• SUPPLIED RECORDS:
###

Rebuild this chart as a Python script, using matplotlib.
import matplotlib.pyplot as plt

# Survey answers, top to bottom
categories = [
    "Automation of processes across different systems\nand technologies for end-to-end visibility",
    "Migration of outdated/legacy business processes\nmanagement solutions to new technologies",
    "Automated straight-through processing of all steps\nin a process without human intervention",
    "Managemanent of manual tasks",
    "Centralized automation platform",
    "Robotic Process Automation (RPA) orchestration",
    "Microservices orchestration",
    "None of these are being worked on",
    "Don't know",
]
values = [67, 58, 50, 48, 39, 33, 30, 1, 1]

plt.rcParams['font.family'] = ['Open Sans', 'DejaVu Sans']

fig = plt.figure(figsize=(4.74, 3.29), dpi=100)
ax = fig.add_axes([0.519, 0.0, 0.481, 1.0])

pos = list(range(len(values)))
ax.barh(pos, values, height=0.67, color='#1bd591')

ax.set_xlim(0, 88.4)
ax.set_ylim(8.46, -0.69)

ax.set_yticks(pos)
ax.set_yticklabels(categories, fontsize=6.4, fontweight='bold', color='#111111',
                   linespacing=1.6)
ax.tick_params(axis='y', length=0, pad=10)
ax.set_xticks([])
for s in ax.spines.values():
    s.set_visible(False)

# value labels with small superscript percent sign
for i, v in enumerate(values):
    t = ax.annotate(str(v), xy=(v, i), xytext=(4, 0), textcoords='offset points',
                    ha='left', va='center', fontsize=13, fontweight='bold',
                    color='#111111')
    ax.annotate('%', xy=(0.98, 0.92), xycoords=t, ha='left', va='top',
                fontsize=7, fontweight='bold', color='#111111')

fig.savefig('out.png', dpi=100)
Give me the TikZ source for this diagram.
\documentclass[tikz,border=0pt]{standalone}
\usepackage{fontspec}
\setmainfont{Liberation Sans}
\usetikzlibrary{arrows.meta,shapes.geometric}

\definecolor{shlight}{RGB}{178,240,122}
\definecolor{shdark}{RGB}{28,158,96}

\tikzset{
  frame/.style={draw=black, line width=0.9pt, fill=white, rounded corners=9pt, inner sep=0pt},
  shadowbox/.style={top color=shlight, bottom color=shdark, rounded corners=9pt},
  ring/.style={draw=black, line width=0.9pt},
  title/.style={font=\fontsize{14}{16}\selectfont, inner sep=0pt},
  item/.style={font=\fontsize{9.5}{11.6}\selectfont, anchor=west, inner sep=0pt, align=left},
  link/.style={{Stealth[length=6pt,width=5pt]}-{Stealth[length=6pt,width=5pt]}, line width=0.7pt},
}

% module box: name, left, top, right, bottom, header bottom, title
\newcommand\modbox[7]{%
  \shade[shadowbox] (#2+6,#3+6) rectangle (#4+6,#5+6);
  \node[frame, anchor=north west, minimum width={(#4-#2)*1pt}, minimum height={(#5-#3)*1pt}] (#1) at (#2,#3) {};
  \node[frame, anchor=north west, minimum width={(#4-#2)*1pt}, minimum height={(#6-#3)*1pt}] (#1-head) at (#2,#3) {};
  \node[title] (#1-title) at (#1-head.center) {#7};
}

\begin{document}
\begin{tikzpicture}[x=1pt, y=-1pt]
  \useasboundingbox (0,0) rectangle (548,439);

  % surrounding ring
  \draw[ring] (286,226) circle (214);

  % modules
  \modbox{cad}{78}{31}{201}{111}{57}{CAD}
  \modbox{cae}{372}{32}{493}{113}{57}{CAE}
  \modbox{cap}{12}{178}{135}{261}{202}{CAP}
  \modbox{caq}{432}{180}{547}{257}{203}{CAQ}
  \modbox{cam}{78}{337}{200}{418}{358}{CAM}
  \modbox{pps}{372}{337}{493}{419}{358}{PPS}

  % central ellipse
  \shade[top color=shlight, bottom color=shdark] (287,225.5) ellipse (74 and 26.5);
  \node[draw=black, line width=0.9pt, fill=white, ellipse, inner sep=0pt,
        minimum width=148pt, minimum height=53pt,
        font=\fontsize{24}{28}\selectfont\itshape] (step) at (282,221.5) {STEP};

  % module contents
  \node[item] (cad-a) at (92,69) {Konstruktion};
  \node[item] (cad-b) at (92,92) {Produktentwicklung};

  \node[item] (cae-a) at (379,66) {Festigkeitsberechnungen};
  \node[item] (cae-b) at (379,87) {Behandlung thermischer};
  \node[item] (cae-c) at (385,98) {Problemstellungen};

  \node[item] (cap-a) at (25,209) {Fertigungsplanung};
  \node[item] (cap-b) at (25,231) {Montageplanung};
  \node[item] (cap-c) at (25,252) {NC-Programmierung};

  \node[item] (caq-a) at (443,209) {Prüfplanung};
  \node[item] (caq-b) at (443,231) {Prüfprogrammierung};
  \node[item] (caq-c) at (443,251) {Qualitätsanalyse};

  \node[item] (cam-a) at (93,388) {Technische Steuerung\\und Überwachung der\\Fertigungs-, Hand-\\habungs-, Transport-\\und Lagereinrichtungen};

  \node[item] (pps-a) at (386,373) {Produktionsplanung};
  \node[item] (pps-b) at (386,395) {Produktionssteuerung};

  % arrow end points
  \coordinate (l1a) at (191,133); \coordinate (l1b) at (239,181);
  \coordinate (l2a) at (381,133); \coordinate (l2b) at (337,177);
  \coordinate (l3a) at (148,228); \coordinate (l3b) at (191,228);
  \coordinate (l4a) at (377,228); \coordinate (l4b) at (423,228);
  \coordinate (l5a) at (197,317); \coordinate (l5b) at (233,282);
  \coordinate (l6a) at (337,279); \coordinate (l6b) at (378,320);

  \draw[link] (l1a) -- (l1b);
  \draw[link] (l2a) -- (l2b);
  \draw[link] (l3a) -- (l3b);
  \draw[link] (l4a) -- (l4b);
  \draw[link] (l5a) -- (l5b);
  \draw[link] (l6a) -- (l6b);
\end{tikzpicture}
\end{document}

###

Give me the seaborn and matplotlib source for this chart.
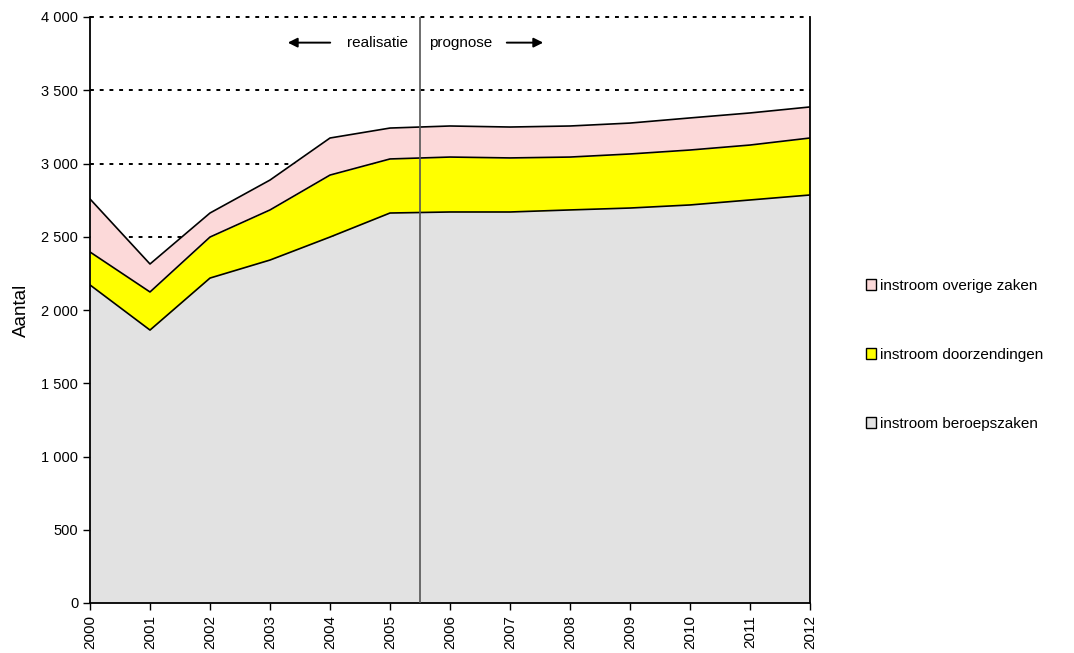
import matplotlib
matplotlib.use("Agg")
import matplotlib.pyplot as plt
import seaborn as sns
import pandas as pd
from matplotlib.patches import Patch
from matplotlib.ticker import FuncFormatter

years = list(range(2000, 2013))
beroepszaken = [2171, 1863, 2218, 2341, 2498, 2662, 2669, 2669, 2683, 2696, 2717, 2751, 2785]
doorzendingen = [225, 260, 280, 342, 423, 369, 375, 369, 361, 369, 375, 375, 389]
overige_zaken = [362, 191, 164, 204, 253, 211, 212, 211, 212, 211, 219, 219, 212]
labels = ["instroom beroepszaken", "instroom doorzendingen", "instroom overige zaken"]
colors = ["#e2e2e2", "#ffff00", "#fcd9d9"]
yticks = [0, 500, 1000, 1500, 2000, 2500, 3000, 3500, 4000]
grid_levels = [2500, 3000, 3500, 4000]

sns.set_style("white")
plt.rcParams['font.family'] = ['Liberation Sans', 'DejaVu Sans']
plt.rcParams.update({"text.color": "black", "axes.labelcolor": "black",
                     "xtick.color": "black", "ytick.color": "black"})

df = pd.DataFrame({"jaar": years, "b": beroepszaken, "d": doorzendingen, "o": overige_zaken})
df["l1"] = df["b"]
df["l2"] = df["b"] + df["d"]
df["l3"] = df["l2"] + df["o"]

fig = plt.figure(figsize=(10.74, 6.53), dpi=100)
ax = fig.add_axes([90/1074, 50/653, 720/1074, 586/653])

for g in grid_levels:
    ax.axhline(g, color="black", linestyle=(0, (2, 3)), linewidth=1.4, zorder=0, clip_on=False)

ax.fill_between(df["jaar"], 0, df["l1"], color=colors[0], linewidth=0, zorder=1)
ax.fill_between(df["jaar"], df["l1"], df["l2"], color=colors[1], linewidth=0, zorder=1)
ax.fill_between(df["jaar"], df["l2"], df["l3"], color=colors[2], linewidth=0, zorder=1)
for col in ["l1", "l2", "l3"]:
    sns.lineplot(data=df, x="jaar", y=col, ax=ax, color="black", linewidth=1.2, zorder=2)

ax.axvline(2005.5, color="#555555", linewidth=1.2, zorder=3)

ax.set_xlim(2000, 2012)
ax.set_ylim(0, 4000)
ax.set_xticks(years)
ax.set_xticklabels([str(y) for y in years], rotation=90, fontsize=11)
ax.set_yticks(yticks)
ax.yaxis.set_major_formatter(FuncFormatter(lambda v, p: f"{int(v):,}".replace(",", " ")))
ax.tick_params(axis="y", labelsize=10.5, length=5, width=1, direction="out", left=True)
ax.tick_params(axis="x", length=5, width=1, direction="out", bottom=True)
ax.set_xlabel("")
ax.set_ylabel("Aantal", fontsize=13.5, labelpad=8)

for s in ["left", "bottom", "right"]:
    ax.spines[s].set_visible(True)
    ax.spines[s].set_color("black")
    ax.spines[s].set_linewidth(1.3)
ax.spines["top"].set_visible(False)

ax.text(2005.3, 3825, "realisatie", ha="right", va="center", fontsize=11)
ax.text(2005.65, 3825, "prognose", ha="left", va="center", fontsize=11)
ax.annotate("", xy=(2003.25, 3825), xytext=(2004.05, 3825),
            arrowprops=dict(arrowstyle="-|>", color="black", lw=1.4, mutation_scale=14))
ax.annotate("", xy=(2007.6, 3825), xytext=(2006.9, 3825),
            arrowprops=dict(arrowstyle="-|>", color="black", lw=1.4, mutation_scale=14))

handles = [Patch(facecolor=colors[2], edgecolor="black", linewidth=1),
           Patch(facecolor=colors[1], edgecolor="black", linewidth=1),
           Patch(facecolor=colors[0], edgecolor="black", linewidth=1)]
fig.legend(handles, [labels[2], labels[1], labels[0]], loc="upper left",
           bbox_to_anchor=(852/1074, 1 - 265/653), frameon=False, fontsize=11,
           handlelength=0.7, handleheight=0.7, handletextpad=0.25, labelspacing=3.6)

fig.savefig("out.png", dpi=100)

###

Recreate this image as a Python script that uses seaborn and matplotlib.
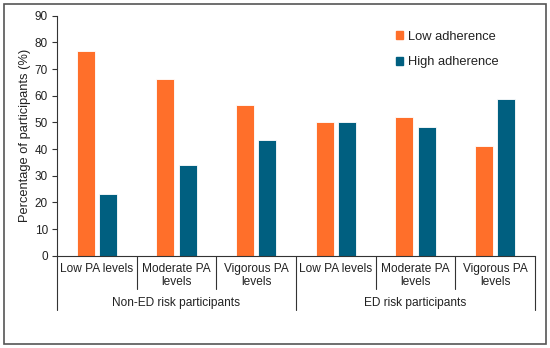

###

• GIVEN REQUEST:
Return only the part of the records above that opens with the line containing "Rebuild this chart" and closes with the line containing "fontsize=7, fontweight='bold', color='#111111')", ends included.

• SOLUTION FOR THIS TASK:
Rebuild this chart as a Python script, using matplotlib.
import matplotlib.pyplot as plt

# Survey answers, top to bottom
categories = [
    "Automation of processes across different systems\nand technologies for end-to-end visibility",
    "Migration of outdated/legacy business processes\nmanagement solutions to new technologies",
    "Automated straight-through processing of all steps\nin a process without human intervention",
    "Managemanent of manual tasks",
    "Centralized automation platform",
    "Robotic Process Automation (RPA) orchestration",
    "Microservices orchestration",
    "None of these are being worked on",
    "Don't know",
]
values = [67, 58, 50, 48, 39, 33, 30, 1, 1]

plt.rcParams['font.family'] = ['Open Sans', 'DejaVu Sans']

fig = plt.figure(figsize=(4.74, 3.29), dpi=100)
ax = fig.add_axes([0.519, 0.0, 0.481, 1.0])

pos = list(range(len(values)))
ax.barh(pos, values, height=0.67, color='#1bd591')

ax.set_xlim(0, 88.4)
ax.set_ylim(8.46, -0.69)

ax.set_yticks(pos)
ax.set_yticklabels(categories, fontsize=6.4, fontweight='bold', color='#111111',
                   linespacing=1.6)
ax.tick_params(axis='y', length=0, pad=10)
ax.set_xticks([])
for s in ax.spines.values():
    s.set_visible(False)

# value labels with small superscript percent sign
for i, v in enumerate(values):
    t = ax.annotate(str(v), xy=(v, i), xytext=(4, 0), textcoords='offset points',
                    ha='left', va='center', fontsize=13, fontweight='bold',
                    color='#111111')
    ax.annotate('%', xy=(0.98, 0.92), xycoords=t, ha='left', va='top',
                fontsize=7, fontweight='bold', color='#111111')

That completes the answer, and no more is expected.